Para estas y otras dificultades conocerlas es un paso, como sumar inteligencia e imaginación a su abordaje, pero no viene mal recordar que la ilusión no está aplacada ni desaparecida y que en su interacción ayuda a hacer una práctica con motivación y sentido. Ya sea gobernar, fabricar un mueble, cocinar, educar o gestionar un negocio. Añadiría que esa pareja ilusión y sentido llevan consigo un valor social que no puede ser despojado de nuestro trabajo, recuperar ese valor que alguna vez sentimos cuando pensamos que las personas no trabajan para sobrevivir al tirano atómico ni solo por ganarse el sustento, sino por cuidarnos y mejorar las cosas para todos, ya saben, “ese otro poder”.
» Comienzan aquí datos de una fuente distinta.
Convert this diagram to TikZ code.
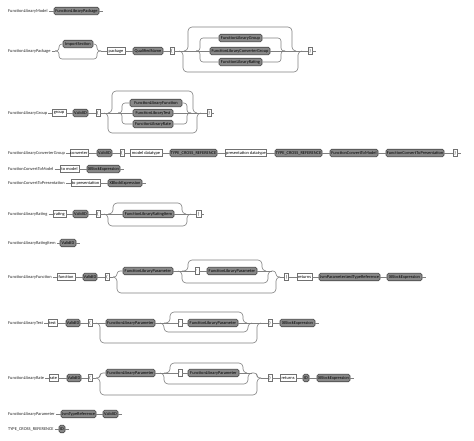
\documentclass[tikz,border=0pt]{standalone}
\usepackage{fontspec}
\setmainfont{Carlito}
\usetikzlibrary{calc}
\definecolor{ntf}{HTML}{888888}
\definecolor{ntd}{HTML}{454545}
\definecolor{kwc}{HTML}{707070}
\definecolor{lnc}{HTML}{808080}
\newcommand{\fs}{\fontsize{4.4pt}{5pt}\selectfont}
\begin{document}
\begin{tikzpicture}[x=1pt,y=-1pt,
  lbl/.style={anchor=west,inner sep=1pt,font=\fs,text=black!85},
  kw/.style={draw=kwc,fill=white,line width=0.45pt,minimum height=7pt,inner sep=0.6pt,font=\fs},
  nt/.style={draw=ntd,fill=ntf,rounded corners=1.5pt,line width=0.55pt,minimum height=7.5pt,inner sep=0.6pt,font=\fs},
  rr/.style={draw=lnc,line width=0.6pt,rounded corners=3pt}]
\fill[white] (0,0) rectangle (474,441);
\useasboundingbox (0,0) rectangle (474,441);

% Row 1
\node[lbl] (r1) at (7,11) {FunctionLibraryModel};
\node[nt,minimum width=45pt] (r1a) at (76.5,11) {FunctionLibraryPackage};
\coordinate (r1e) at (103,11);
\draw[rr] (r1.east) -- (r1a.west); \draw[rr] (r1a.east) -- (r1e);

% Row 2
\node[lbl] (r2) at (7,51) {FunctionLibraryPackage};
\coordinate (r2s) at (55,51); \coordinate (r2j) at (101,51);
\node[nt,minimum width=30pt] (r2imp) at (78,44) {ImportSection};
\node[kw,minimum width=18pt] (r2pkg) at (116,51) {package};
\node[nt,minimum width=30pt] (r2qn) at (148,51) {QualifiedName};
\node[kw,minimum width=4.5pt] (r2lb) at (172,51) {\{};
\coordinate (r2os) at (179,51);
\coordinate (r2ts) at (184,51);
\coordinate (r2cs) at (196,51);
\node[nt,minimum width=43pt] (r2g) at (240.5,38) {FunctionLibraryGroup};
\node[nt,minimum width=60pt] (r2c) at (240,51) {FunctionLibraryConverterGroup};
\node[nt,minimum width=43pt] (r2r) at (240.5,62) {FunctionLibraryRating};
\coordinate (r2cj) at (285,51);
\coordinate (r2tj) at (296,51);
\coordinate (r2oj) at (302,51);
\node[kw,minimum width=4.5pt] (r2rb) at (310,51) {\}};
\coordinate (r2e) at (316,51);
\draw[rr] (r2.east) -- (r2s);
\draw[rr] (r2s) -| (59,44) -- (r2imp.west);
\draw[rr] (r2imp.east) -| (97,51) -- (r2j);
\draw[rr] (r2s) -| (59,59) -| (97,51) -- (r2j);
\draw[rr] (r2j) -- (r2pkg.west);
\draw[rr] (r2pkg) -- (r2qn); \draw[rr] (r2qn) -- (r2lb);
\draw[rr] (r2lb.east) -- (r2c.west); \draw[rr] (r2c.east) -- (r2rb.west);
\draw[rr] (r2rb.east) -- (r2e);
\draw[rr,rounded corners=4pt] (r2os) -| (183,72) -| (298,51) -- (r2oj);
\draw[rr,rounded corners=4pt] (r2ts) -| (188,27) -| (292,51) -- (r2tj);
\draw[rr] (r2cs) -| (200,38) -- (r2g.west); \draw[rr] (r2g.east) -| (281,51) -- (r2cj);
\draw[rr] (r2cs) -| (200,62) -- (r2r.west); \draw[rr] (r2r.east) -| (281,51) -- (r2cj);

% Row 3
\node[lbl] (r3) at (7,113) {FunctionLibraryGroup};
\node[kw,minimum width=14pt] (r3k) at (59,113) {group};
\node[nt,minimum width=15pt] (r3v) at (80.5,113) {ValidID};
\node[kw,minimum width=4.5pt] (r3lb) at (98,113) {\{};
\coordinate (r3os) at (104,113); \coordinate (r3ts) at (108,113); \coordinate (r3cs) at (118,113);
\node[nt,minimum width=52pt] (r3f) at (156,103) {FunctionLibraryFunction};
\node[nt,minimum width=40pt] (r3t) at (153,113) {FunctionLibraryTest};
\node[nt,minimum width=40pt] (r3r) at (153,124) {FunctionLibraryRate};
\coordinate (r3cj) at (191,113); \coordinate (r3tj) at (197,113); \coordinate (r3oj) at (201,113);
\node[kw,minimum width=4.5pt] (r3rb) at (209,113) {\}};
\coordinate (r3e) at (214,113);
\draw[rr] (r3.east) -- (r3k.west); \draw[rr] (r3k) -- (r3v); \draw[rr] (r3v) -- (r3lb);
\draw[rr] (r3lb.east) -- (r3t.west); \draw[rr] (r3t.east) -- (r3rb.west); \draw[rr] (r3rb.east) -- (r3e);
\draw[rr,rounded corners=4pt] (r3os) -| (108,133) -| (197,113) -- (r3oj);
\draw[rr,rounded corners=4pt] (r3ts) -| (112,91) -| (193,113) -- (r3tj);
\draw[rr] (r3cs) -| (122,103) -- (r3f.west); \draw[rr] (r3f.east) -| (187,113) -- (r3cj);
\draw[rr] (r3cs) -| (122,124) -- (r3r.west); \draw[rr] (r3r.east) -| (187,113) -- (r3cj);

% Row 4
\node[lbl] (r4) at (7,153) {FunctionLibraryConverterGroup};
\node[kw,minimum width=18pt] (r4a) at (79,153) {converter};
\node[nt,minimum width=15pt] (r4b) at (104.5,153) {ValidID};
\node[kw,minimum width=4.5pt] (r4c) at (122,153) {\{};
\node[kw,minimum width=32pt] (r4d) at (146,153) {model datatype};
\node[nt,minimum width=47pt] (r4e) at (193.5,153) {TYPE\_CROSS\_REFERENCE};
\node[kw,minimum width=41pt] (r4f) at (246,153) {presentation datatype};
\node[nt,minimum width=47pt] (r4g) at (298.5,153) {TYPE\_CROSS\_REFERENCE};
\node[nt,minimum width=48pt] (r4h) at (354,153) {FunctionConvertToModel};
\node[nt,minimum width=58pt] (r4i) at (415,153) {FunctionConvertToPresentation};
\node[kw,minimum width=4.5pt] (r4j) at (455,153) {\}};
\coordinate (r4z) at (461,153);
\draw[rr] (r4.east) -- (r4a.west);
\foreach \p/\q in {r4a/r4b,r4b/r4c,r4c/r4d,r4d/r4e,r4e/r4f,r4f/r4g,r4g/r4h,r4h/r4i,r4i/r4j}
  \draw[rr] (\p.east) -- (\q.west);
\draw[rr] (r4j.east) -- (r4z);

% Row 5
\node[lbl] (r5) at (7,169) {FunctionConvertToModel};
\node[kw,minimum width=19pt] (r5a) at (69.5,169) {to model};
\node[nt,minimum width=33pt] (r5b) at (103.5,169) {XBlockExpression};
\coordinate (r5z) at (124,169);
\draw[rr] (r5.east) -- (r5a.west); \draw[rr] (r5a) -- (r5b); \draw[rr] (r5b.east) -- (r5z);

% Row 6
\node[lbl] (r6) at (7,183) {FunctionConvertToPresentation};
\node[kw,minimum width=29pt] (r6a) at (85.5,183) {to presentation};
\node[nt,minimum width=34pt] (r6b) at (125,183) {XBlockExpression};
\coordinate (r6z) at (146,183);
\draw[rr] (r6.east) -- (r6a.west); \draw[rr] (r6a) -- (r6b); \draw[rr] (r6b.east) -- (r6z);

% Row 7
\node[lbl] (r7) at (7,214) {FunctionLibraryRating};
\node[kw,minimum width=13pt] (r7a) at (59.5,214) {rating};
\node[nt,minimum width=15pt] (r7b) at (80.5,214) {ValidID};
\node[kw,minimum width=4.5pt] (r7c) at (98,214) {\{};
\coordinate (r7os) at (104,214); \coordinate (r7ts) at (108,214);
\node[nt,minimum width=51pt] (r7d) at (148.5,214) {FunctionLibraryRatingItem};
\coordinate (r7tj) at (186,214); \coordinate (r7oj) at (191,214);
\node[kw,minimum width=4.5pt] (r7e) at (198.5,214) {\}};
\coordinate (r7z) at (204,214);
\draw[rr] (r7.east) -- (r7a.west); \draw[rr] (r7a) -- (r7b); \draw[rr] (r7b) -- (r7c);
\draw[rr] (r7c.east) -- (r7d.west); \draw[rr] (r7d.east) -- (r7e.west); \draw[rr] (r7e.east) -- (r7z);
\draw[rr,rounded corners=4pt] (r7os) -| (108,226) -| (187,214) -- (r7oj);
\draw[rr,rounded corners=4pt] (r7ts) -| (113,203) -| (182,214) -- (r7tj);

% Row 8
\node[lbl] (r8) at (7,243) {FunctionLibraryRatingItem};
\node[nt,minimum width=16pt] (r8a) at (68,243) {ValidID};
\coordinate (r8z) at (80,243);
\draw[rr] (r8.east) -- (r8a.west); \draw[rr] (r8a.east) -- (r8z);

% Row 9
\node[lbl] (r9) at (7,277) {FunctionLibraryFunction};
\node[kw,minimum width=18pt] (r9a) at (66,277) {function};
\node[nt,minimum width=14pt] (r9b) at (90,277) {ValidID};
\node[kw,minimum width=4pt] (r9c) at (107,277) {(};
\coordinate (r9os) at (113,277);
\node[nt,minimum width=50pt] (r9p) at (148,271) {FunctionLibraryParameter};
\coordinate (r9is) at (178,271); \coordinate (r9ts) at (182,271);
\node[kw,minimum width=4pt] (r9cm) at (197,271) {,};
\node[nt,minimum width=50pt] (r9q) at (232,271) {FunctionLibraryParameter};
\coordinate (r9tj) at (266,271); \coordinate (r9ij) at (272,271);
\coordinate (r9oj) at (280,277);
\node[kw,minimum width=4pt] (r9d) at (286.5,277) {)};
\node[kw,minimum width=15pt] (r9e) at (304.5,277) {returns};
\node[nt,minimum width=61pt] (r9f) at (349.5,277) {JvmParameterizedTypeReference};
\node[nt,minimum width=35pt] (r9g) at (404.5,277) {XBlockExpression};
\coordinate (r9z) at (426,277);
\draw[rr] (r9.east) -- (r9a.west); \draw[rr] (r9a) -- (r9b); \draw[rr] (r9b) -- (r9c);
\draw[rr] (r9c.east) -- (r9os);
\draw[rr] (r9os) -| (117,271) -- (r9p.west);
\draw[rr,rounded corners=4pt] (r9os) -| (117,293) -| (276,277) -- (r9oj);
\draw[rr] (r9p.east) -- (r9cm.west); \draw[rr] (r9cm) -- (r9q); \draw[rr] (r9q.east) -- (r9ij);
\draw[rr,rounded corners=4pt] (r9is) -| (182,283) -| (268,271) -- (r9ij);
\draw[rr,rounded corners=4pt] (r9ts) -| (188,260) -| (262,271) -- (r9tj);
\draw[rr] (r9ij) -| (276,277) -- (r9oj);
\draw[rr] (r9oj) -- (r9d.west); \draw[rr] (r9d) -- (r9e); \draw[rr] (r9e) -- (r9f);
\draw[rr] (r9f) -- (r9g); \draw[rr] (r9g.east) -- (r9z);

% Row 10
\node[lbl] (r10) at (7,323) {FunctionLibraryTest};
\node[kw,minimum width=9pt] (r10a) at (52.5,323) {test};
\node[nt,minimum width=14pt] (r10b) at (73,323) {ValidID};
\node[kw,minimum width=4pt] (r10c) at (90,323) {(};
\coordinate (r10os) at (96,323);
\node[nt,minimum width=49pt] (r10p) at (130.5,323) {FunctionLibraryParameter};
\coordinate (r10is) at (160,323); \coordinate (r10ts) at (164,323);
\node[kw,minimum width=4pt] (r10cm) at (180,323) {,};
\node[nt,minimum width=50pt] (r10q) at (213,323) {FunctionLibraryParameter};
\coordinate (r10tj) at (247,323); \coordinate (r10ij) at (252,323); \coordinate (r10oj) at (261,323);
\node[kw,minimum width=4pt] (r10d) at (270,323) {)};
\node[nt,minimum width=35pt] (r10e) at (297.5,323) {XBlockExpression};
\coordinate (r10z) at (319,323);
\draw[rr] (r10.east) -- (r10a.west); \draw[rr] (r10a) -- (r10b); \draw[rr] (r10b) -- (r10c);
\draw[rr] (r10c.east) -- (r10p.west); \draw[rr] (r10p.east) -- (r10cm.west);
\draw[rr] (r10cm) -- (r10q); \draw[rr] (r10q.east) -- (r10d.west);
\draw[rr] (r10d) -- (r10e); \draw[rr] (r10e.east) -- (r10z);
\draw[rr,rounded corners=4pt] (r10os) -| (100,343) -| (257,323) -- (r10oj);
\draw[rr,rounded corners=4pt] (r10is) -| (164,332) -| (248,323) -- (r10ij);
\draw[rr,rounded corners=4pt] (r10ts) -| (170,312) -| (243,323) -- (r10tj);

% Row 11
\node[lbl] (r11) at (7,378) {FunctionLibraryRate};
\node[kw,minimum width=9pt] (r11a) at (53.5,378) {rate};
\node[nt,minimum width=14pt] (r11b) at (74,378) {ValidID};
\node[kw,minimum width=4pt] (r11c) at (90,378) {(};
\coordinate (r11os) at (96,378);
\node[nt,minimum width=49pt] (r11p) at (130.5,373) {FunctionLibraryParameter};
\coordinate (r11is) at (160,373); \coordinate (r11ts) at (164,373);
\node[kw,minimum width=4pt] (r11cm) at (180,373) {,};
\node[nt,minimum width=51pt] (r11q) at (213.5,373) {FunctionLibraryParameter};
\coordinate (r11tj) at (247,373); \coordinate (r11ij) at (252,373); \coordinate (r11oj) at (261,378);
\node[kw,minimum width=4pt] (r11d) at (270,378) {)};
\node[kw,minimum width=16pt] (r11e) at (288,378) {returns};
\node[nt,minimum width=6pt] (r11f) at (306,378) {ID};
\node[nt,minimum width=33pt] (r11g) at (333.5,378) {XBlockExpression};
\coordinate (r11z) at (354,378);
\draw[rr] (r11.east) -- (r11a.west); \draw[rr] (r11a) -- (r11b); \draw[rr] (r11b) -- (r11c);
\draw[rr] (r11c.east) -- (r11os);
\draw[rr] (r11os) -| (100,373) -- (r11p.west);
\draw[rr,rounded corners=4pt] (r11os) -| (100,395) -| (257,378) -- (r11oj);
\draw[rr] (r11p.east) -- (r11cm.west); \draw[rr] (r11cm) -- (r11q); \draw[rr] (r11q.east) -- (r11ij);
\draw[rr,rounded corners=4pt] (r11is) -| (164,384) -| (248,373) -- (r11ij);
\draw[rr,rounded corners=4pt] (r11ts) -| (170,363) -| (243,373) -- (r11tj);
\draw[rr] (r11ij) -| (257,378) -- (r11oj);
\draw[rr] (r11oj) -- (r11d.west); \draw[rr] (r11d) -- (r11e); \draw[rr] (r11e) -- (r11f);
\draw[rr] (r11f) -- (r11g); \draw[rr] (r11g.east) -- (r11z);

% Row 12
\node[lbl] (r12) at (7,414) {FunctionLibraryParameter};
\node[nt,minimum width=35pt] (r12a) at (78.5,414) {JvmTypeReference};
\node[nt,minimum width=15pt] (r12b) at (110.5,414) {ValidID};
\coordinate (r12z) at (122,414);
\draw[rr] (r12.east) -- (r12a.west); \draw[rr] (r12a) -- (r12b); \draw[rr] (r12b.east) -- (r12z);

% Row 13
\node[lbl] (r13) at (7,429) {TYPE\_CROSS\_REFERENCE};
\node[nt,minimum width=6pt] (r13a) at (62,429) {ID};
\coordinate (r13z) at (69,429);
\draw[rr] (r13.east) -- (r13a.west); \draw[rr] (r13a.east) -- (r13z);
\end{tikzpicture}
\end{document}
¿Quién decide que debemos cumplir la oscilación estadística que anticipa fuerzas progresistas faltas de ilusión, cuando nuestro sucumbir es el mayor beneficio para quienes rentabilizan la desmovilización de esas fuerzas o la frivolizan como acomodaticias poses sufrientes? ¡Ah, qué bello gesto de desencantado, escribirá sobre nuevos fascismos y se sentirá bien sintiéndose mal!
Quien se ha ilusionado alguna vez sabe que no cabe impostura en el estrato donde germina, que la emoción es material y a una le nacen brillos parpadeantes en los ojos. Claro que a veces es difícil distinguirla, pasa tiempo en el fango y ahora además todo son luces que brillan. ¿Tendremos acaso que pasar por todas las luces como si fueran globos y explotarlas para ver cuál es solo pose y cuál resiste como germen de una ilusión? La ilusión de la que hablo es social y se mueve, da patadas desde dentro como una esperanza en el vientre, está inquieta y no tolera vivir resignada.
Mi ilusión se convierte en esperanza como ciudadana que querría que fuerzas progresistas se aliaran con iguales y diferentes para darnos la oportunidad de gobernar por el bien social, desde esos brillos profundos y parpadeantes, par-pa-de-an-tes, capaces de sumar con ilusión y sentido.